How do I know the baby isn’t hungry?
She is hungry. But she does not need to eat. After any three- or four-hour fasting period, she’ll be hungry. You’re hungry in the middle of the night, too; it’s just that you learn not to eat because it’s good for your belly to take a rest. Well, it’s good for hers too.
What about a little water at least?
Only if you want to wake up every couple of hours to give her water.
Would it help if I gave her cereal before bed?
It’s a myth that porridge before bedtime helps a baby sleep, since it will be digested in the few hours to come. The same goes for topping off a feeding with a bottle of formula.
Can I feed the baby to sleep?
You can, but it’s better not to. Consistency is important, so why would you nurse Lucy to the edge of sleep at 8:00 P.M. but not, say, at 2:00 A.M.? It’s a habit you’ll have to struggle to overcome, and since you’re doing so much struggling as it is, you might as well struggle completely and be done with it. Also, if you’re going to struggle, I assure you that things will look much more dramatic to you at 2:00 A.M. than they will at 8:00 P.M. And most of the crying is done early on.
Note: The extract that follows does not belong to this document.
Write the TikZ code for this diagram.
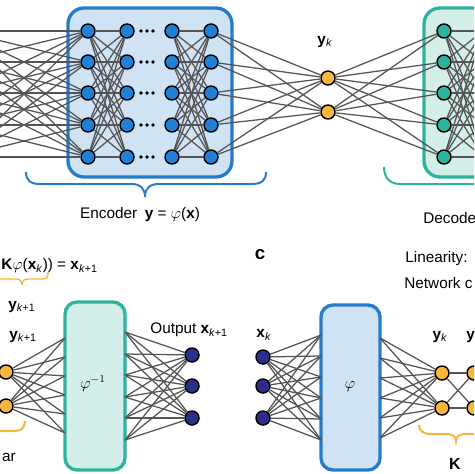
\documentclass[tikz,border=0pt]{standalone}
\usepackage{fontspec}
\setmainfont{Liberation Sans}
\definecolor{encblue}{RGB}{38,124,201}
\definecolor{encfill}{RGB}{208,227,245}
\definecolor{encnode}{RGB}{30,128,214}
\definecolor{decteal}{RGB}{46,180,158}
\definecolor{decfill}{RGB}{212,239,234}
\definecolor{decnode}{RGB}{42,180,155}
\definecolor{latorange}{RGB}{247,182,60}
\definecolor{ionode}{RGB}{45,46,140}
\definecolor{wiregray}{RGB}{85,85,85}
\tikzset{every picture/.style={line width=0.5pt}}

\begin{document}
\begin{tikzpicture}[x=0.75pt,y=0.75pt,yscale=-1,
  neuron/.style={circle,draw=black,line width=1.1pt,minimum size=10.5pt,inner sep=0pt},
  encneuron/.style={neuron,fill=encnode},
  decneuron/.style={neuron,fill=decnode},
  latneuron/.style={neuron,fill=latorange},
  ioneuron/.style={neuron,fill=ionode},
  wire/.style={draw=wiregray,line width=0.95pt},
  encbox/.style={draw=encblue,fill=encfill,line width=2.5pt},
  decbox/.style={draw=decteal,fill=decfill,line width=2.5pt},
  lbl/.style={font=\fontsize{11.5}{13}\selectfont,inner sep=0pt}
]
        \useasboundingbox (0,0) rectangle (474,474);
        \clip (0,0) rectangle (474,474);

        %Top: encoder and decoder boxes
        \draw[encbox,rounded corners=12pt] (68,8) rectangle (232,177);
        \draw[decbox,rounded corners=12pt] (424,8) rectangle (540,177);

        %Top: layers
        \foreach \r/\y in {1/31,2/62,3/93,4/125,5/157} {
          \coordinate (in\r) at (-40,\y);
          \node[encneuron] (e1\r) at (88,\y) {};
          \node[encneuron] (e2\r) at (127,\y) {};
          \node[encneuron] (e3\r) at (172,\y) {};
          \node[encneuron] (e4\r) at (211,\y) {};
          \node[decneuron] (d1\r) at (444,\y) {};
          \coordinate (d2\r) at (483,\y);
          \foreach \dx in {141,147,153} \fill (\dx,\y) circle (1.9);
        }
        \node[latneuron] (yk1) at (328,78) {};
        \node[latneuron] (yk2) at (328,112) {};

        %Top: connections
        \foreach \a in {1,...,5} {
          \foreach \b in {1,...,5} {
            \draw[wire] (in\a) -- (e1\b);
            \draw[wire] (e1\a) -- (e2\b);
            \draw[wire] (e3\a) -- (e4\b);
            \draw[wire] (d1\a) -- (d2\b);
          }
          \foreach \b in {1,2} {
            \draw[wire] (e4\a) -- (yk\b);
            \draw[wire] (yk\b) -- (d1\a);
          }
        }

        %Top: braces and labels
        \draw[encblue,line width=1.5pt] (26,172) .. controls (26,180) and (30,184) .. (40,184) -- (131,184) .. controls (140,184) and (145,188) .. (145,197) .. controls (145,188) and (150,184) .. (159,184) -- (252,184) .. controls (262,184) and (266,180) .. (266,172);
        \draw[decteal,line width=1.5pt] (384,167) .. controls (384,178) and (390,184) .. (400,184) -- (490,184);
        \node[lbl] (yklbl) at (325,42) {\textbf{y}\textsubscript{\textit{k}}};
        \node[lbl] (enclbl) at (140,215) {Encoder\enspace \textbf{y} = $\varphi$(\textbf{x})};
        \node[lbl,anchor=west] (declbl) at (423,218) {Decoder};

        %Bottom left: inverse map
        \draw[decbox,rounded corners=9pt] (65,302) rectangle (125,470);
        \node[lbl] (pinvlbl) at (93,384) {$\varphi^{-1}$};
        \foreach \i/\yl/\yr in {1/338/332,2/357/354,3/376/375,4/395/397,5/414/418,6/433/440} {
          \coordinate (pl\i) at (65,\yl);
          \coordinate (pr\i) at (125,\yr);
        }
        \node[latneuron] (ylb1) at (6,372) {};
        \node[latneuron] (ylb2) at (6,406) {};
        \node[ioneuron] (xo1) at (192,355) {};
        \node[ioneuron] (xo2) at (192,386) {};
        \node[ioneuron] (xo3) at (192,418) {};
        \foreach \i in {1,...,6} {
          \foreach \j in {1,2} \draw[wire] (ylb\j) -- (pl\i);
          \foreach \j in {1,2,3} \draw[wire] (pr\i) -- (xo\j);
        }
        \draw[latorange,line width=1pt] (-6,272) .. controls (-6,277) and (-3,279) .. (2,279) -- (16,279) .. controls (20,279) and (22,281) .. (22,284) .. controls (22,281) and (24,279) .. (28,279) -- (42,279) .. controls (47,279) and (48,277) .. (48,272);
        \draw[latorange,line width=1.5pt] (-20,431) -- (14,431) .. controls (21,431) and (25,428) .. (25,421);
        \node[lbl,anchor=west] (maplbl) at (1,266) {\textbf{K}$\varphi$(\textbf{x}\textsubscript{\textit{k}})) = \textbf{x}\textsubscript{\textit{k}+1}};
        \node[lbl,anchor=west] (yn1lbl) at (8,307) {\textbf{y}\textsubscript{\textit{k}+1}};
        \node[lbl,anchor=east] (yn2lbl) at (37,337) {\textbf{y}\textsubscript{\textit{k}+1}};
        \node[lbl,anchor=east] (linlbl) at (16,457) {ar};
        \node[lbl,anchor=west] (outlbl) at (150,330) {Output \textbf{x}\textsubscript{\textit{k}+1}};

        %Bottom right: panel c
        \node[font=\fontsize{14}{16}\selectfont\bfseries,inner sep=0pt] (clbl) at (260,255) {c};
        \node[lbl,anchor=west] (linrlbl) at (405,259) {Linearity:};
        \node[lbl,anchor=west] (netlbl) at (404,283) {Network c};
        \draw[encbox,rounded corners=9pt] (321,305) rectangle (380,470);
        \node[lbl] (philbl) at (350,387) {$\varphi$};
        \foreach \i/\yl/\yr in {1/335/338,2/356/358,3/377/378,4/398/398,5/419/418,6/440/438} {
          \coordinate (cl\i) at (321,\yl);
          \coordinate (cr\i) at (380,\yr);
        }
        \node[ioneuron] (xi1) at (263,357) {};
        \node[ioneuron] (xi2) at (263,386) {};
        \node[ioneuron] (xi3) at (263,418) {};
        \node[latneuron] (ykc1) at (442,373) {};
        \node[latneuron] (ykc2) at (442,408) {};
        \node[latneuron] (ykn1) at (474,373) {};
        \node[latneuron] (ykn2) at (474,408) {};
        \foreach \i in {1,...,6} {
          \foreach \j in {1,2,3} \draw[wire] (xi\j) -- (cl\i);
          \foreach \j in {1,2} \draw[wire] (cr\i) -- (ykc\j);
        }
        \foreach \a in {1,2} \foreach \b in {1,2} \draw[wire] (ykc\a) -- (ykn\b);
        \draw[latorange,line width=1.5pt] (419,425) .. controls (419,431) and (423,434) .. (431,434) -- (447,434) .. controls (453,434) and (456,437) .. (456,441) .. controls (456,437) and (459,434) .. (465,434) -- (485,434);
        \node[lbl] (xklbl) at (264,335) {\textbf{x}\textsubscript{\textit{k}}};
        \node[lbl] (ykclbl) at (440,337) {\textbf{y}\textsubscript{\textit{k}}};
        \node[lbl,anchor=west] (ykclbl2) at (466,337) {\textbf{y}\textsubscript{\textit{k}+1}};
        \node[font=\fontsize{12}{14}\selectfont\bfseries,inner sep=0pt] (klbl) at (455,464) {K};

        \end{tikzpicture}
\end{document}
How long will Lucy sleep at this age?
Ten to twelve hours. Straight.
Can I go to her early in the morning?
Again, if you’re going to struggle, struggle all the way. Babies are notorious believers in the take-a-mile-if-given-an-inch philosophy. If you give Lucy attention at five-thirty, she’ll start looking for you at five. If you slide back to five, she’ll test you at four. And so forth. Hold to the schedule, on the other hand, and she’ll learn to put herself back to sleep in the morning hours.
Aren’t I traumatizing the baby?
At seven in the morning, you’ll be surprised to find a happy, smiling baby who loves you and loves to see you. And you’ll be rested and happy too. More to the point, your own smiles during the day won’t be as forced when you are no longer a zombie.
Don’t worry about nap time. Once Lucy learns to sleep at night, daytime napping will be a breeze.
As I said, after a few days of this, Lucy will sleep through the night. And if you wake up, it will only be because you’re surprised that you’re sleeping so well. But make no mistake: Be prepared for three or four brutally hard nights. It is never easy to let your baby cry. But once you start, stick to your guns; if you give in halfway through the process, you’ll only make it worse.
How do you know all of this?
I learned the hard way. With Abeline, our first daughter, my wife and I took turns on 2:00 A.M. Lullaby duty. I spent many nights walking around the loft with Abeline in my arms, singing any French lullaby that my sleep-starved brain could conjure. I wasn’t sleeping well at home and even less at work when I was on call. And I was probably just like you, thinking that if she woke up, she was calling us. At ten months, we were so exhausted from soothing her that we finally let her cry it out. Within a couple of days she was sleeping through the night. You’d think we’d have learned our lesson, but we hadn’t. With our second daughter, Nora, we made the same mistakes (tending to her every nighttime peep) and later resolved it the same way. It only took us six months to wise up that time. With Fanny, our third one, we let her cry herself to sleep early, just like I told you, and it worked like a charm. She’s a perfectly secure little kid who can fall asleep fine on her own. By contrast, Abeline, who got the most soothing before sleeping, still needs her head rubbed every once in a while to get to sleep, just like in the good old days.
I’ve also learned from the hundreds of sleepless parents to whom I’ve suggested this method. They initially look at me like I have two heads, but at the next month’s visit, they show up with broad smiles and tell me, “That was torture for a few days, but we’re so happy we did it!”